How to "Sustain Heroku"
01 Mar 2026This is a personal essay (I speak for me and my views, not for my employer) about what exactly a “Sustaining Engineering Model” is, in the context of the recent Heroku announcement, and the book “The Innovator’s Dilemma,” as seen by someone who has worked at the company for the past 14 years.
I was listening to “The Nvidia Way” recently, as recommended by “Oxide and Friends” Books in the Box episode. It mentions “The Innovator’s Dilemma” a LOT. So I picked up that audiobook too. I was surprised to find out that the forward (of this edition) of The Innovator’s Dilemma was written by Marc Benioff, CEO of Salesforce (which has owned and operated Heroku since 2011).
I’m still working through the book, but some of the terminology we’re now being thrust into seems to come from the book. A “sustaining” business. https://online.hbs.edu/blog/post/sustaining-vs-disruptive-innovation. In that context, “sustaining” isn’t a bad thing; it’s basically short for “predictable.” If you’re in the business of selling hammers, there are incremental improvements to materials or processes. You can find efficiency through forecasting and prior market knowledge. But it’s not a market where new upstarts are coming in with radically different things and taking over.
When I worked for GE as an intern in their Appliance Park (made refrigerators, etc.) there was an organizational strategy for delivering new products to market (such as French door refrigerators, or meeting new energy-star guidelines). It was called NPI (New Product Introduction), where those engineers got good at optimizing for speed of delivery to the market. And another org called PCTO (Product Cost Take Out), where they would take products already delivered and find ways to increase the margins on them (like using a cheaper compressor in exchange for more expensive insulation if that allowed you to still meet regulation and energy-star targets).
Even in such an old field as home appliances, there’s still work to be done. There are still competitive edges to be found and optimized. To me, that’s an example of a sustaining business.
No GE intern wanted to work in PCTO. It wasn’t “sexy” or “cool.” But it’s the bulk of the work. It’s how the company stays competitive. It would have been “better” to “design it right the first time,” but that would lead to longer product introduction cycles, which not only means your competitors deliver before you, but it also means they’re learning what works and what doesn’t before you. The PCTO org brought value not just by having a cost-competitive product. It is also what enabled NPI to exist at all.

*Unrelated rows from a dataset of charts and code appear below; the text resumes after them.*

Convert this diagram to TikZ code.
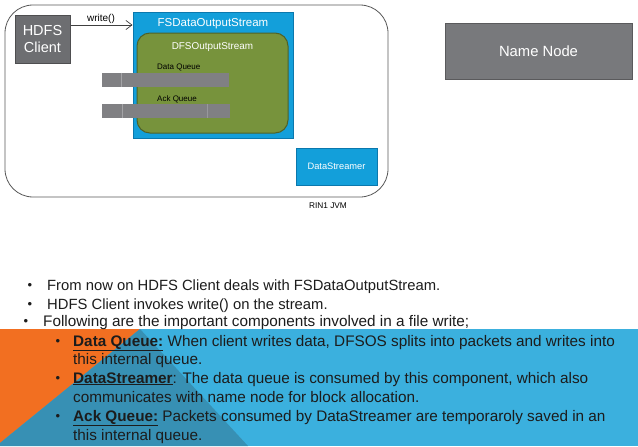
\documentclass[tikz,border=0pt]{standalone}
\usepackage{fontspec}
\setmainfont{Liberation Sans}
\usetikzlibrary{arrows.meta,calc}
\definecolor{boxgray}{HTML}{6D6E71}
\definecolor{boxgrayline}{HTML}{4E4E50}
\definecolor{nngray}{HTML}{78797C}
\definecolor{nngrayline}{HTML}{5A5A5C}
\definecolor{streamblue}{HTML}{139FDA}
\definecolor{streambluel}{HTML}{0B78AD}
\definecolor{dfsgreen}{HTML}{77933C}
\definecolor{dfsgreenl}{HTML}{4F6228}
\definecolor{qgray}{HTML}{808083}
\definecolor{qdiv}{HTML}{A3A3A6}
\definecolor{bandblue}{HTML}{3BB0DE}
\definecolor{banddark}{HTML}{3790B4}
\definecolor{bandorange}{HTML}{F26F21}
\definecolor{txt}{HTML}{1C1C1C}
\newcommand{\fs}[1]{\fontsize{#1}{#1}\selectfont}
\tikzset{
  whitebox/.style={inner sep=0pt, text=white},
  bodytext/.style={anchor=base west, inner sep=0pt, text=txt, font=\fs{14.8}},
  subtext/.style={bodytext, font=\fs{15.3}},
  bul/.style={anchor=base, inner sep=0pt, text=txt, font=\fs{13}},
  small/.style={inner sep=0pt, text=black},
  qbar/.style={fill=qgray, draw=none, inner sep=0pt, minimum height=14pt},
  qline/.style={draw=qdiv, line width=0.8pt}
}
\begin{document}
\begin{tikzpicture}[x=1pt,y=-1pt]
\useasboundingbox (0,0) rectangle (638,447);
\fill[white] (0,0) rectangle (638,447);
% band
\fill[bandblue] (0,329) rectangle (638,446);
\fill[bandorange] (0,329) -- (140,329) -- (0,443) -- cycle;
\fill[banddark] (140,329) -- (248,446) -- (0,446) -- (0,443) -- cycle;
% JVM container
\node[draw=black!65, line width=0.8pt, rounded corners=28pt, minimum width=383pt, minimum height=192pt, inner sep=0pt] (jvm) at (196.5,101) {};
\node[small, font=\fs{8.3}] (jvmlbl) at (328,206) {RIN1 JVM};
% HDFS Client
\node[whitebox, fill=boxgray, draw=boxgrayline, line width=1pt, minimum width=55pt, minimum height=48pt, align=center, font=\fs{14.5}] (client) at (42.5,39) {HDFS\\[3pt]Client};
% FSDataOutputStream
\node[fill=streamblue, draw=streambluel, line width=1pt, minimum width=160pt, minimum height=126pt, inner sep=0pt] (fsd) at (213,75) {};
\node[whitebox, font=\fs{11.5}] (fsdlbl) at (213,24) {FSDataOutputStream};
% DFSOutputStream
\node[fill=dfsgreen, draw=dfsgreenl, line width=1pt, rounded corners=13pt, minimum width=151pt, minimum height=100pt, inner sep=0pt] (dfs) at (212.5,83) {};
\node[whitebox, font=\fs{9.9}] (dfslbl) at (212.5,47) {DFSOutputStream};
% queues
\node[small, anchor=west, font=\fs{8}] (dql) at (157,67) {Data Queue};
\node[qbar, minimum width=127pt] (dq) at (165.5,80) {};
\draw[qline] ($(dq.north west)+(20,0)$) -- ($(dq.south west)+(20,0)$);
\node[small, anchor=west, font=\fs{8}] (aql) at (157,99) {Ack Queue};
\node[qbar, minimum width=128pt] (aq) at (166,111) {};
\draw[qline] ($(aq.north west)+(21,0)$) -- ($(aq.south west)+(21,0)$);
\draw[qline, draw=qdiv!70!qgray] ($(aq.north west)+(106,0)$) -- ($(aq.south west)+(106,0)$);
% DataStreamer
\node[whitebox, fill=streamblue, draw=streambluel, line width=1pt, minimum width=81pt, minimum height=37pt, font=\fs{9.3}] (ds) at (336.5,166.5) {DataStreamer};
% write arrow
\coordinate (wy) at (0,25);
\draw[black!75, line width=0.7pt, -{Straight Barb[length=6pt,width=9pt]}] (client.east |- wy) -- (fsd.west |- wy);
\node[small, font=\fs{10}] (wlbl) at (101,19) {write()};
% Name Node
\node[whitebox, fill=nngray, draw=nngrayline, line width=1pt, minimum width=187pt, minimum height=56pt, font=\fs{14.8}] (nn) at (538.5,51) {Name Node};
% bullets
\node[bul] (bu1) at (30,289) {•};
\node[bodytext] (t1) at (47,290) {From now on HDFS Client deals with FSDataOutputStream.};
\node[bul] (bu2) at (30,308) {•};
\node[bodytext] (t2) at (47,309) {HDFS Client invokes write() on the stream.};
\node[bul] (bu3) at (26,325) {•};
\node[subtext] (t3) at (43,326) {Following are the important components involved in a file write;};
\node[bul] (bu4) at (58,345) {•};
\node[subtext] (t4a) at (73,346) {\textbf{\underline{Data Queue:}} When client writes data, DFSOS splits into packets and writes into};
\node[subtext] (t4b) at (73,364.5) {this internal queue.};
\node[bul] (bu5) at (58,382) {•};
\node[subtext] (t5a) at (73,383) {\textbf{\underline{DataStreamer}}: The data queue is consumed by this component, which also};
\node[subtext] (t5b) at (73,402) {communicates with name node for block allocation.};
\node[bul] (bu6) at (58,420) {•};
\node[subtext] (t6a) at (73,421) {\textbf{\underline{Ack Queue:}} Packets consumed by DataStreamer are temporaroly saved in an};
\node[subtext] (t6b) at (73,440) {this internal queue.};
\end{tikzpicture}
\end{document}
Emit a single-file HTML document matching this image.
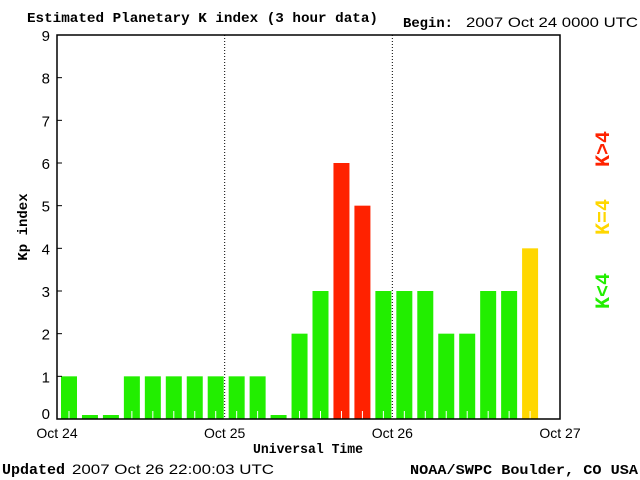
<!DOCTYPE html>
<html><head><meta charset="utf-8"><style>
body{margin:0;background:#fff;width:640px;height:480px;overflow:hidden}
svg{display:block}
.s{font-family:"Liberation Mono",monospace;font-weight:bold}
.m{font-family:"Liberation Sans",sans-serif}
</style></head><body>
<svg id="c" width="640" height="480">
<text class="s" x="27" y="22" font-size="14" textLength="351" lengthAdjust="spacingAndGlyphs">Estimated Planetary K index (3 hour data)</text>
<text class="s" x="403" y="27" font-size="14" textLength="50" lengthAdjust="spacingAndGlyphs">Begin:</text>
<text class="m" x="466" y="27" font-size="14" textLength="172" lengthAdjust="spacingAndGlyphs">2007 Oct 24 0000 UTC</text>
<text class="s" x="2" y="474" font-size="15" textLength="63" lengthAdjust="spacingAndGlyphs">Updated</text>
<text class="m" x="72" y="474" font-size="14" textLength="202" lengthAdjust="spacingAndGlyphs">2007 Oct 26 22:00:03 UTC</text>
<text class="s" x="410" y="474" font-size="14" textLength="228" lengthAdjust="spacingAndGlyphs">NOAA/SWPC Boulder, CO USA</text>
<text class="s" x="253" y="453" font-size="14" textLength="110" lengthAdjust="spacingAndGlyphs">Universal Time</text>
<text class="s" transform="translate(27,227) rotate(-90)" font-size="14" text-anchor="middle">Kp index</text>
<text class="s" transform="translate(609,149) rotate(-90)" font-size="20" fill="#ff2200" text-anchor="middle">K&gt;4</text>
<text class="s" transform="translate(609,217) rotate(-90)" font-size="20" fill="#ffd700" text-anchor="middle">K=4</text>
<text class="s" transform="translate(609,291) rotate(-90)" font-size="20" fill="#22ee00" text-anchor="middle">K&lt;4</text>
<g id="bars"></g>
<g id="axes"></g>
</svg>
<script>
const kpValues=[1,0,0,1,1,1,1,1,1,1,0,2,3,6,5,3,3,3,2,2,3,3,4];
const yTicks=[0,1,2,3,4,5,6,7,8,9];
const xLabels=["Oct 24","Oct 25","Oct 26","Oct 27"];
const L=57,R=560,T=35,B=419,N=24;
const ns="http://www.w3.org/2000/svg";
const y=v=>B-(v/9)*(B-T);
const x=i=>L+i*(R-L)/N;
function mk(t,a,p){const e=document.createElementNS(ns,t);for(const k in a)e.setAttribute(k,a[k]);p.appendChild(e);return e;}
const bars=document.getElementById('bars'),ax=document.getElementById('axes');
kpValues.forEach((v,i)=>{
 const col=v>4?'#ff2200':(v==4?'#ffd700':'#22ee00');
 const top=v==0?B-4:y(v);
 const r=mk('rect',{x:x(i)+4,y:top,width:16,height:B-top,fill:col},bars);
 
 
 if(v>0){const w=mk('line',{x1:x(i)+12,x2:x(i)+12,y1:B-8,y2:B,stroke:'#fff','stroke-width':1},bars);
 
 }
});
const fr=mk('rect',{x:L,y:T,width:R-L,height:B-T,fill:'none',stroke:'#000','stroke-width':1.5},ax);


yTicks.forEach(t=>{
 const tl=mk('line',{x1:L,x2:L+5,y1:y(t),y2:y(t),stroke:'#000'},ax);
 
 
 const tx=mk('text',{x:50,y:Math.min(y(t)+6,B),'text-anchor':'end','font-size':15,'font-family':'Liberation Sans, sans-serif'},ax);
 tx.textContent=t;
 
 
});
xLabels.forEach((s,i)=>{
 const xx=L+i*(R-L)/3;
 if(i>0&&i<3){const d=mk('line',{x1:xx,x2:xx,y1:T,y2:B,stroke:'#000','stroke-dasharray':'1,2'},ax);
 
 }
 const tx=mk('text',{x:xx,y:438,'text-anchor':'middle','font-size':14,'font-family':'Liberation Sans, sans-serif'},ax);
 tx.textContent=s;
 
 
});
</script>
</body></html>
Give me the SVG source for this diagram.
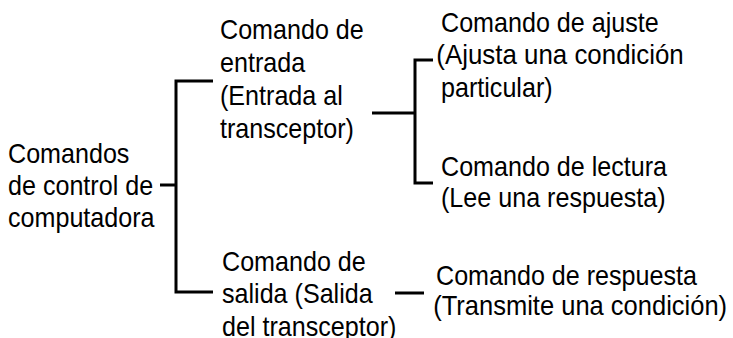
<svg xmlns="http://www.w3.org/2000/svg" width="733" height="338" viewBox="0 0 733 338">
<style>
text{font-family:"Liberation Sans",Arial,sans-serif;font-size:27px;fill:#000}
.c{fill:none;stroke:#000;stroke-width:3}
</style>
<rect width="733" height="338" fill="#fff"/>
<g id="connectors">
<path class="c" d="M160,185 H176"/>
<path class="c" d="M213,81 H176 V292 H213"/>
<path class="c" d="M372,113 H415"/>
<path class="c" d="M433,60 H415 V183 H433"/>
<path class="c" d="M395,293 H424"/>
</g>
<g id="root" transform="translate(8,0) scale(0.93,1)">
<text x="0" y="163">Comandos</text>
<text x="0" y="195">de control de</text>
<text x="0" y="227">computadora</text>
</g>
<g id="entrada" transform="translate(220,0) scale(0.93,1)">
<text x="0" y="39">Comando de</text>
<text x="0" y="72">entrada</text>
<text x="0" y="105">(Entrada al</text>
<text x="0" y="138">transceptor)</text>
</g>
<g id="salida" transform="translate(222,0) scale(0.93,1)">
<text x="0" y="271">Comando de</text>
<text x="0" y="303">salida (Salida</text>
<text x="0" y="336">del transceptor)</text>
</g>
<g id="ajuste" transform="translate(441,0) scale(0.93,1)">
<text x="0" y="32">Comando de ajuste</text>
<text x="-5" y="64" textLength="266" lengthAdjust="spacingAndGlyphs">(Ajusta una condición</text>
<text x="0" y="97">particular)</text>
</g>
<g id="lectura" transform="translate(441,0) scale(0.93,1)">
<text x="0" y="176">Comando de lectura</text>
<text x="0" y="207">(Lee una respuesta)</text>
</g>
<g id="respuesta" transform="translate(436,0) scale(0.93,1)">
<text x="0" y="285">Comando de respuesta</text>
<text x="-3" y="315" textLength="316" lengthAdjust="spacingAndGlyphs">(Transmite una condición)</text>
</g>
</svg>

When I hear Heroku say it is moving to a “sustaining” engineering model, it doesn’t mean features stop. Heck, the first commercial fridge was introduced in 1913, and we’re still finding ways to add bells and whistles, like the water pitcher in the door and quad-door design of my most recent fridge. But those innovations aren’t disruptive; they’re iterative and relatively predictable. Those innovations are only possible because worse is better. i.e., GE figured out what mattered (shipping fast is more important than perfect), but it did it in a way that it didn’t stop there, once it’s shipped, it’s shipped again over and over until the kinks are worked out and the margins are competitive.
Sustaining is Focus and Predictable Growth
In “The Innovator’s Dilemma,” a “sustaining” innovation would be increasing the density of iron on a disk platter to achieve incrementally more storage density or going from one spindle to two. A “disruptive” technology would be the digital camera. It originally produced worse images than film and was very expensive. Kodak didn’t invest in it because it didn’t give their current customers what they needed. By the time digital cameras disrupted the film camera industry, Kodak was too late to make a difference.
In the context of Heroku, a transition to a “sustaining engineering model” means (to me) we’ve got to examine our sacred cows and focus on the most important pieces of the company. Some of this is a continuation of what we were already doing. There’s already been a push for toil reduction and increased automation. In my personal role, I want to move building Ruby binaries to be a completely automated process (right now it is semi-automated), with a balance between speed and automation, and security via checksum validation. This is an engineering investment in engineering. Spending hours now to save minutes for a thing that is predictable and recurring will not only free me up to work on other automations, but it will also reduce interruptions and toil. Previously, this was on the roadmap, but it’s been a lower priority. Other teams have other examples. For example, Next Generation Postgres is already in pilot and still moving ahead.
To me, “sustaining” means “focus.” Focus inward on what we’re doing today and what our customers need today. It might mean missing out on disruptive changes, but focusing on what the “next big thing” could be can cause you to miss out on the incremental progress improvements right in front of your nose.
More doesn’t always mean better. More processes, more ways to track work, and more inboxes to check all slow us down. Less doesn’t always mean worse. Sustaining isn’t just keeping lights on. It’s keeping your product and your customers nourished, sustained, not frozen in time or starved. When Heroku first came out, it was a mind-blowing, disruptive change from how people spun up servers before it. Sustaining means aligning on what not to do, beyond just what we would like to do. We can’t afford to be fat and lazy. We can’t afford to aim for 100% in 100% of everything we do. Frankly, that model wasn’t serving our customers very well.